I’ve even made a halfhearted gesture to avoid family-centered TV shows (and, let’s be real: I have spent far more time this summer watching TV than reading fiction), instead relying on grim procedurals like Law & Order: SVU and sexy procedurals like Castle and Grey’s Anatomy. I have not been able to give up The Simpsons, though; two nights ago I had an episode on as I was writing. To be fair, it was “Cape Feare,” the one featuring Sideshow Bob’s infamous encounter with a series of ill-placed rakes: an apt metaphor for my writing process, on most days.

While my novel-writing has actually been productive, if not rake-in-the-eyeball painful, for the past month, my novel-reading has remained stagnant. And, actually, so have I: in the two weeks since I have returned to my parents’ house for the summer, I have passed many a morning lying in bed until ten or eleven o’clock, reluctant to rise and begin my day. This ennui can be attributed to what I do in bed each morning: read think-pieces on the 2016 Presidential Election, most of which are either false-cheery or unapologetically nihilistic. (That being said, Rebecca Traister just wrote an excellent profile of Hillary Clinton for New York magazine.)

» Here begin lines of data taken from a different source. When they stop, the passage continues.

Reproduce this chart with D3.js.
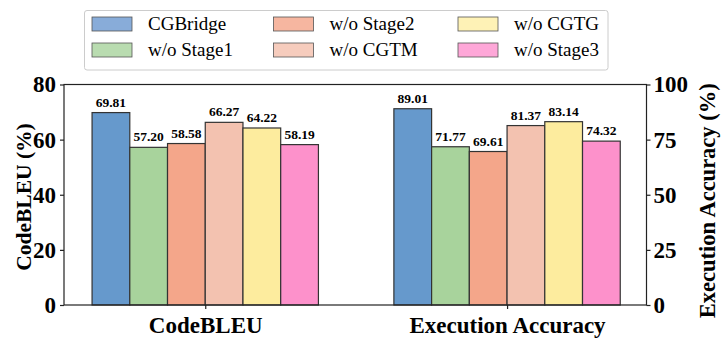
<!DOCTYPE html>
<html><head><meta charset="utf-8">
<script src="https://cdn.jsdelivr.net/npm/d3@7"></script>
<style>body{margin:0;background:#fff}svg{display:block}svg text{font-family:"Liberation Serif","Times New Roman",serif !important}</style>
</head><body>
<script>
const categories = ["CodeBLEU", "Execution Accuracy"];
const seriesNames = ["CGBridge", "w/o Stage1", "w/o Stage2", "w/o CGTM", "w/o CGTG", "w/o Stage3"];
const codeBLEU = [69.81, 57.20, 58.58, 66.27, 64.22, 58.19];
const execAcc = [89.01, 71.77, 69.61, 81.37, 83.14, 74.32];
const colors = ["#6699cc", "#a8d39c", "#f4a68a", "#f3c2b0", "#fdec9e", "#fd91cb"];
const legendColors = ["#88acd9", "#b9dcb0", "#f6b6a0", "#f6ccbd", "#fef2b6", "#fea7d8"];
const leftTicks = [0, 20, 40, 60, 80];
const rightTicks = [0, 25, 50, 75, 100];

const W = 721, H = 356;
const L = 64, R = 646.5, T = 84.5, B = 305;
const svg = d3.select("body").append("svg").attr("width", W).attr("height", H);

const x = d3.scaleLinear().domain([-0.468, 1.462]).range([L, R]);
const yL = d3.scaleLinear().domain([0, 80]).range([B, T]);
const yR = d3.scaleLinear().domain([0, 100]).range([B, T]);
const bw = 0.125;

const data = [
  {cat: 0, vals: codeBLEU, y: yL},
  {cat: 1, vals: execAcc, y: yR}
];

data.forEach(g => {
  g.vals.forEach((v, i) => {
    const x0 = g.cat - 3 * bw + i * bw;
    svg.append("rect")
      .attr("x", x(x0)).attr("width", x(x0 + bw) - x(x0))
      .attr("y", g.y(v)).attr("height", B - g.y(v))
      .attr("fill", colors[i]).attr("stroke", "#333").attr("stroke-width", 1.2);
    svg.append("text")
      .attr("x", x(x0 + bw / 2)).attr("y", g.y(v) - 6)
      .attr("text-anchor", "middle").attr("font-size", 13.5).attr("font-weight", "bold")
      .text(v.toFixed(2));
  });
});

// frame
svg.append("rect").attr("x", L).attr("y", T).attr("width", R - L).attr("height", B - T)
  .attr("fill", "none").attr("stroke", "#222").attr("stroke-width", 1.2);

const axL = svg.append("g").attr("transform", `translate(${L},0)`)
  .call(d3.axisLeft(yL).tickValues(leftTicks).tickSize(4).tickPadding(4));
const axR = svg.append("g").attr("transform", `translate(${R},0)`)
  .call(d3.axisRight(yR).tickValues(rightTicks).tickSize(4).tickPadding(3));
const axB = svg.append("g").attr("transform", `translate(0,${B})`)
  .call(d3.axisBottom(x).tickValues([0, 1]).tickFormat(i => categories[i]).tickSize(4).tickPadding(4));
[axL, axR, axB].forEach(a => {
  a.attr("font-family", null);
  a.select(".domain").remove();
  a.selectAll("line").attr("stroke", "#222").attr("stroke-width", 1.2);
  a.selectAll("text").attr("font-weight", "bold").attr("fill", "#000");
});
axL.selectAll("text").attr("font-size", 23);
axR.selectAll("text").attr("font-size", 23);
axB.selectAll("text").attr("font-size", 23).attr("dy", "0.85em");

svg.append("text").attr("transform", `translate(31,197) rotate(-90)`)
  .attr("text-anchor", "middle").attr("font-size", 21.5).attr("font-weight", "bold").text("CodeBLEU (%)");
svg.append("text").attr("transform", `translate(715,${(T + B) / 2 + 6}) rotate(-90)`)
  .attr("text-anchor", "middle").attr("font-size", 22.5).attr("font-weight", "bold").text("Execution Accuracy (%)");

// legend
const lg = svg.append("g");
lg.append("rect").attr("x", 84.5).attr("y", 10.5).attr("width", 523.5).attr("height", 59.5)
  .attr("rx", 2.5).attr("fill", "#fff").attr("stroke", "#ccc").attr("stroke-width", 1);
const colX = [92, 273.5, 458];
const rowY = [17, 43];
seriesNames.forEach((n, i) => {
  const c = Math.floor(i / 2), r = i % 2;
  lg.append("rect").attr("x", colX[c]).attr("y", rowY[r]).attr("width", 40).attr("height", 14)
    .attr("fill", legendColors[i]).attr("stroke", "#555").attr("stroke-width", 0.8);
  lg.append("text").attr("x", colX[c] + 56).attr("y", rowY[r] + 13)
    .attr("font-size", 19).text(n);
});
</script>
</body></html>
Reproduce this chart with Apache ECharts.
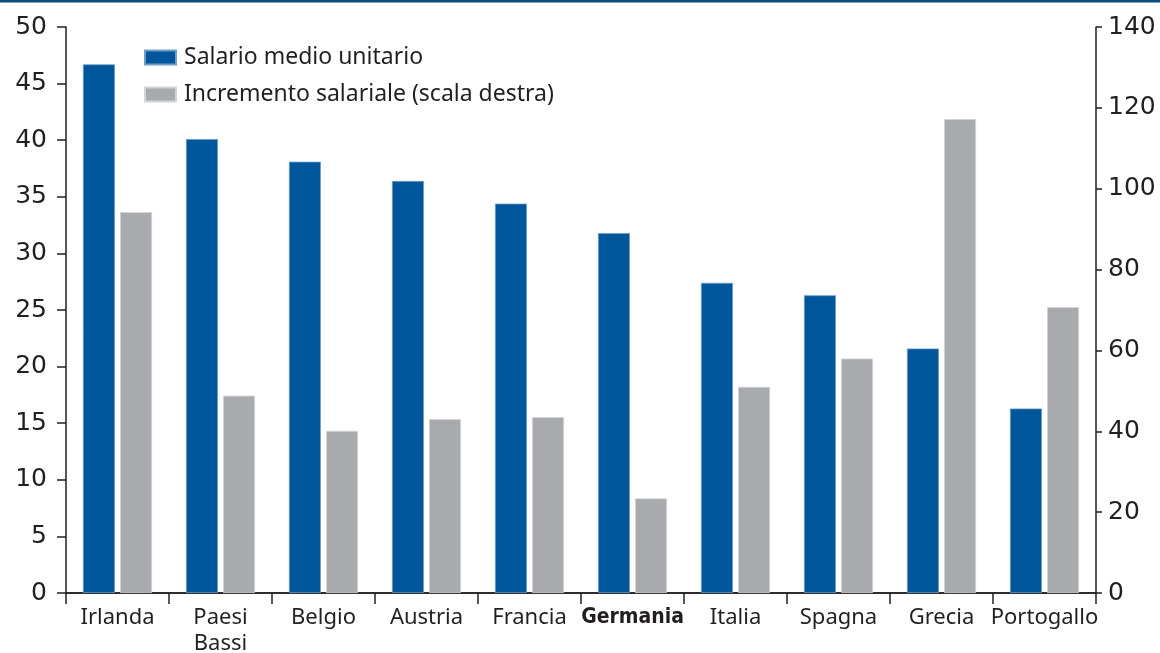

I think some part of my brain truly believes that the world might end—not with a whimper or a bang, but a “You’re fired!”—on November 8th, and maybe this is why I have finally decided to really write the novel I’ve been wanting to write since 2011: if I am going to be a casualty of the Trumpocalypse—and won’t most people even tangentially related to publishing, and therefore dependent on the right to free speech, be casualties?—then I would like to do something meaningful as a person and a writer before then.

So I’m working on this novel about a contemporary American family. And it’s my first novel. And it’s exciting and awful and rewarding and difficult. What I’ve decided to read for inspiration are other first novels—right now I’m working on The Big Sleep by Raymond Chandler—because they are almost always filled with beautiful mistakes. They are almost always experiments. And so is my novel, and so is the American family—and American democracy. I wish the best for all three.